* **THE REQUEST**:
Your task is to transcribe all of the data below exactly, omitting the images.
------------
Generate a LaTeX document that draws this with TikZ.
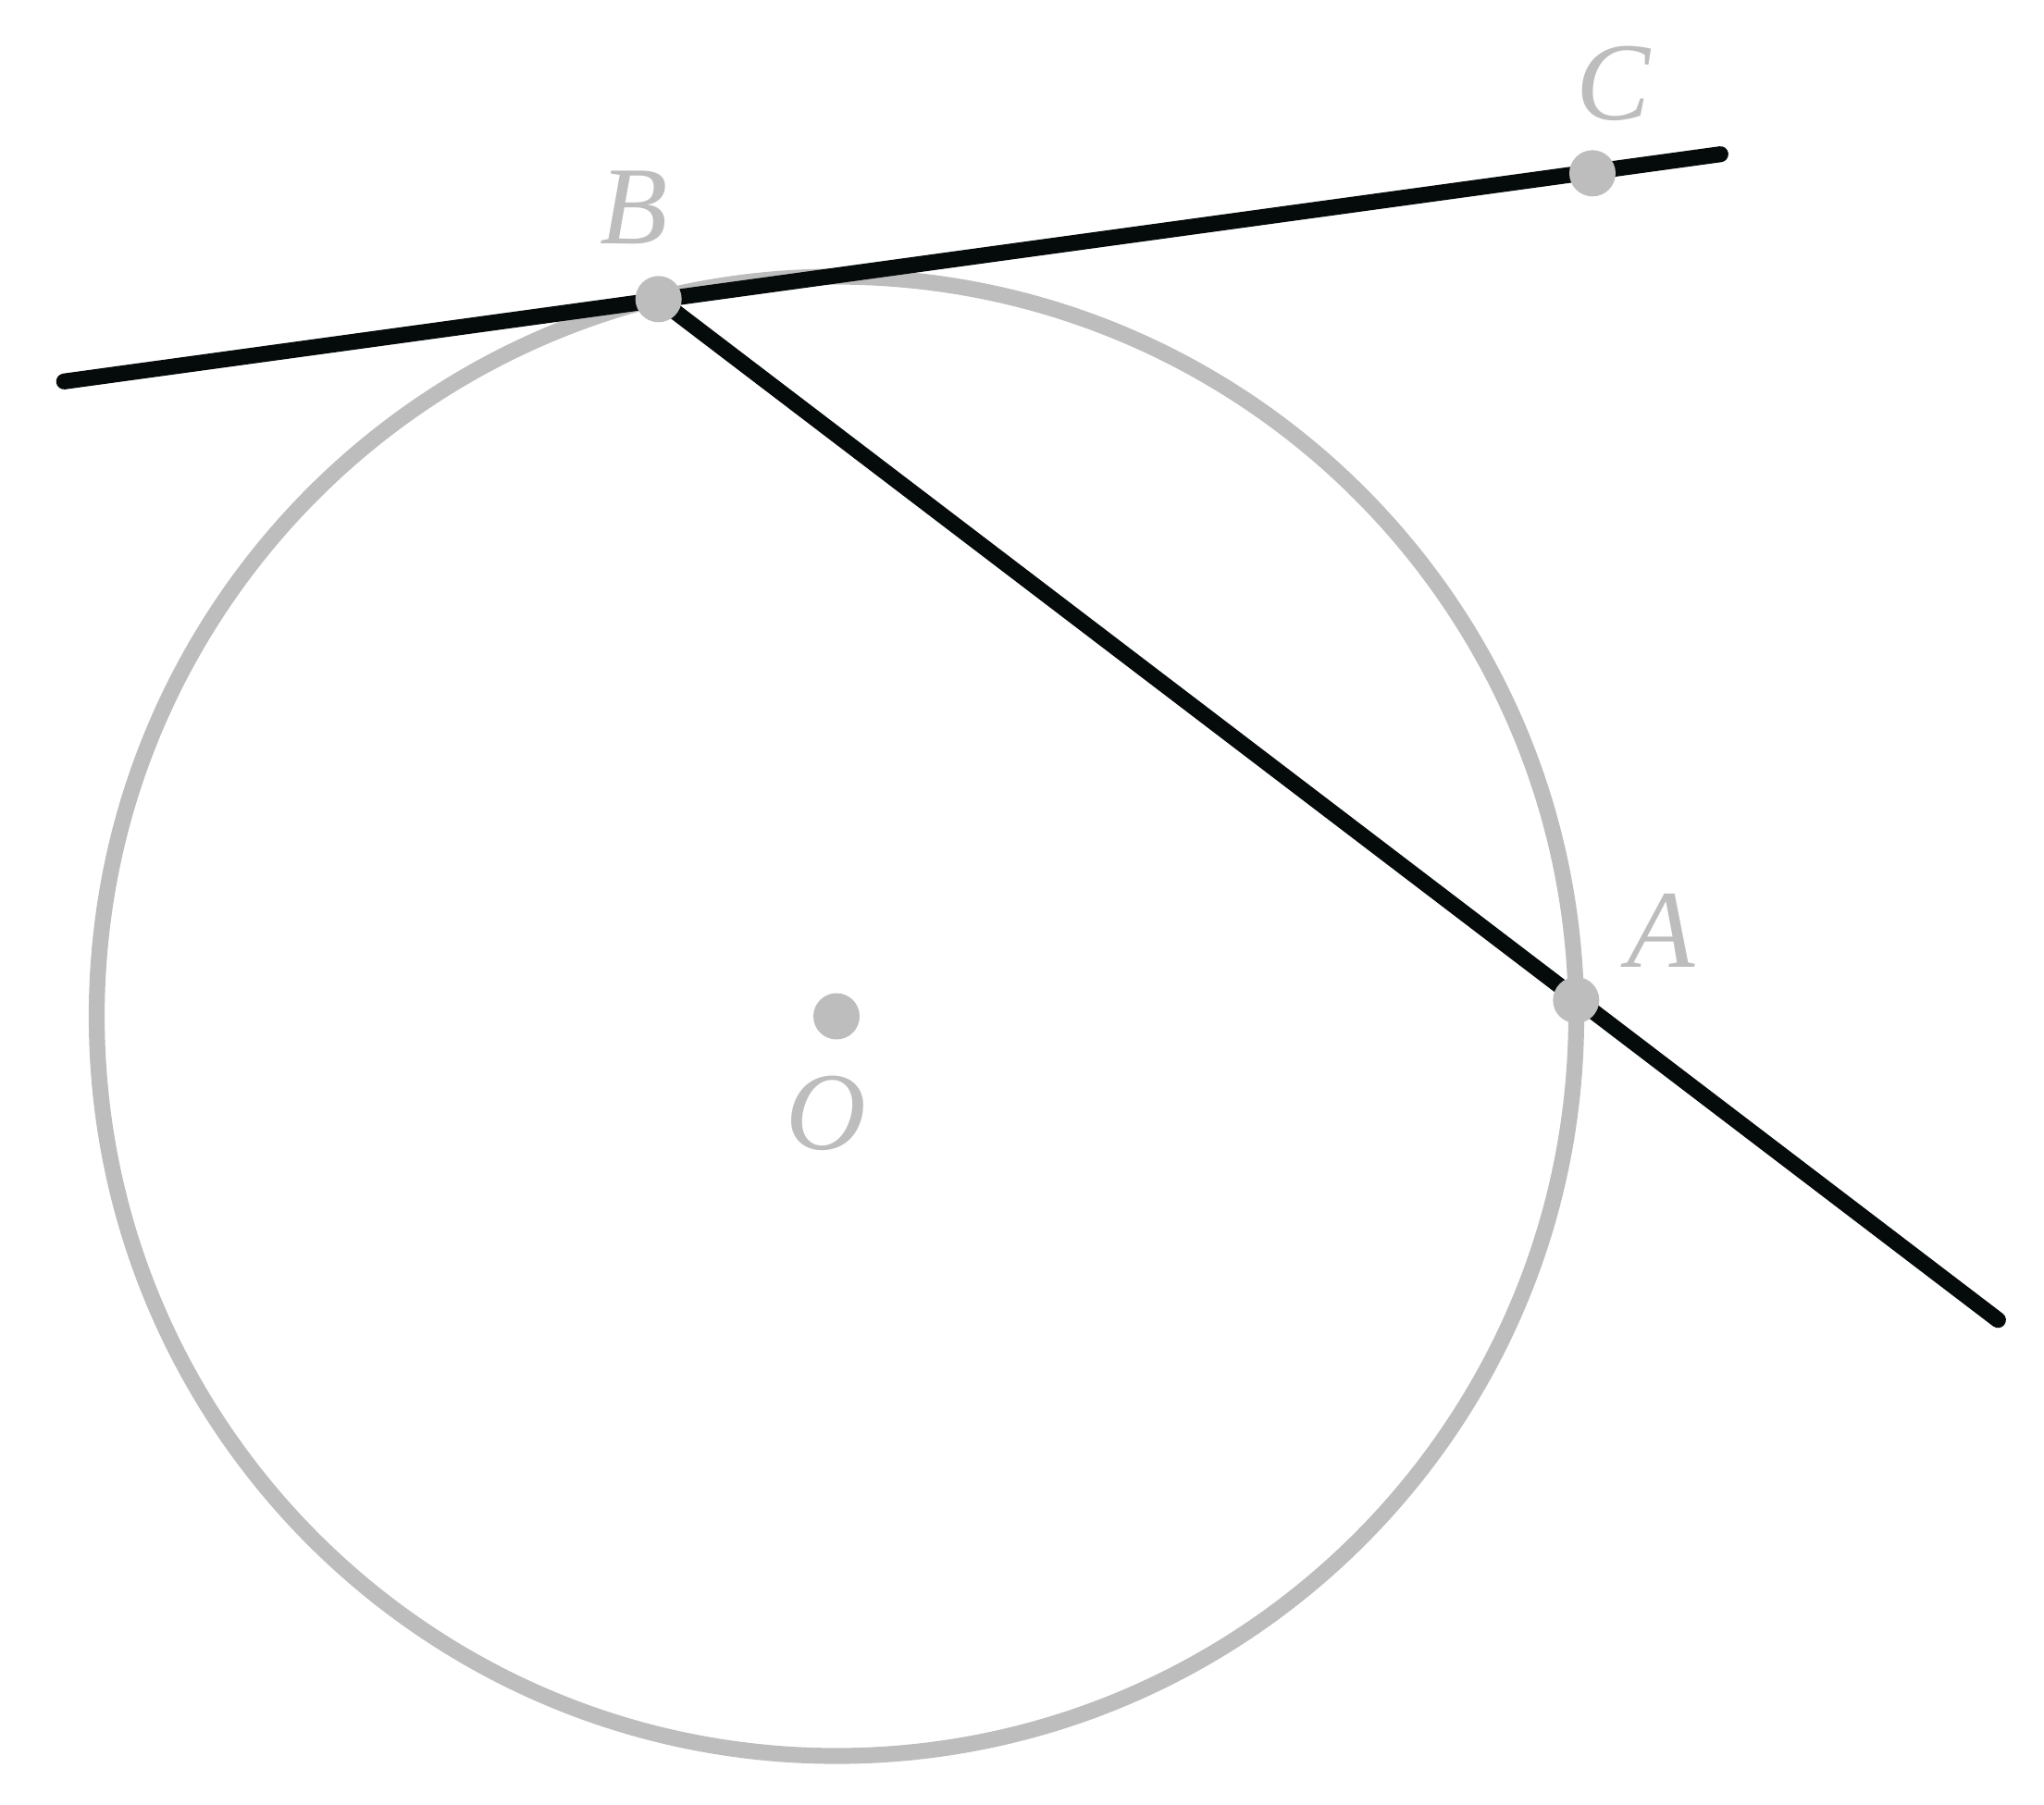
\documentclass[tikz,border=0pt]{standalone}
\usepackage{fontspec}
\setmainfont{Liberation Serif}
\usepackage{xcolor}
\definecolor{ptgray}{HTML}{BDBDBD}
\definecolor{linebk}{HTML}{050A0A}
\begin{document}
\begin{tikzpicture}[x=0.25pt,y=-0.25pt,
  dot/.style={circle,fill=ptgray,minimum size=12.5pt,inner sep=0pt},
  lbl/.style={text=ptgray,inner sep=0pt,font=\fontsize{30}{30}\selectfont\itshape},
  seg/.style={draw=linebk,line width=4.3pt,line cap=round},
  circ/.style={draw=ptgray,line width=4.3pt}]
\useasboundingbox (0,0) rectangle (2209,1951);
\coordinate (O) at (904,1098.5);
\coordinate (B) at (711.7,323.3);
\coordinate (A) at (1703.3,1081);
\coordinate (C) at (1721,187.3);
\coordinate (tL) at (69.3,412.3);
\coordinate (tR) at (1859.3,166.7);
\coordinate (bEnd) at (2159.3,1426.7);
\draw[circ] (O) circle[radius=799.5];
\draw[seg] (tL) -- (tR);
\draw[seg] (B) -- (bEnd);
\node[dot] (dO) at (O) {};
\node[dot] (dB) at (B) {};
\node[dot] (dA) at (A) {};
\node[dot] (dC) at (C) {};
\node[lbl] (lB) at (685,224) {B};
\node[lbl] (lC) at (1744,90) {C};
\node[lbl] (lA) at (1795,1006) {A};
\node[lbl] (lO) at (893,1203) {O};
\end{tikzpicture}
\end{document}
------------
* **FINAL RESULT**:
Generate a LaTeX document that draws this with TikZ.
\documentclass[tikz,border=0pt]{standalone}
\usepackage{fontspec}
\setmainfont{Liberation Serif}
\usepackage{xcolor}
\definecolor{ptgray}{HTML}{BDBDBD}
\definecolor{linebk}{HTML}{050A0A}
\begin{document}
\begin{tikzpicture}[x=0.25pt,y=-0.25pt,
  dot/.style={circle,fill=ptgray,minimum size=12.5pt,inner sep=0pt},
  lbl/.style={text=ptgray,inner sep=0pt,font=\fontsize{30}{30}\selectfont\itshape},
  seg/.style={draw=linebk,line width=4.3pt,line cap=round},
  circ/.style={draw=ptgray,line width=4.3pt}]
\useasboundingbox (0,0) rectangle (2209,1951);
\coordinate (O) at (904,1098.5);
\coordinate (B) at (711.7,323.3);
\coordinate (A) at (1703.3,1081);
\coordinate (C) at (1721,187.3);
\coordinate (tL) at (69.3,412.3);
\coordinate (tR) at (1859.3,166.7);
\coordinate (bEnd) at (2159.3,1426.7);
\draw[circ] (O) circle[radius=799.5];
\draw[seg] (tL) -- (tR);
\draw[seg] (B) -- (bEnd);
\node[dot] (dO) at (O) {};
\node[dot] (dB) at (B) {};
\node[dot] (dA) at (A) {};
\node[dot] (dC) at (C) {};
\node[lbl] (lB) at (685,224) {B};
\node[lbl] (lC) at (1744,90) {C};
\node[lbl] (lA) at (1795,1006) {A};
\node[lbl] (lO) at (893,1203) {O};
\end{tikzpicture}
\end{document}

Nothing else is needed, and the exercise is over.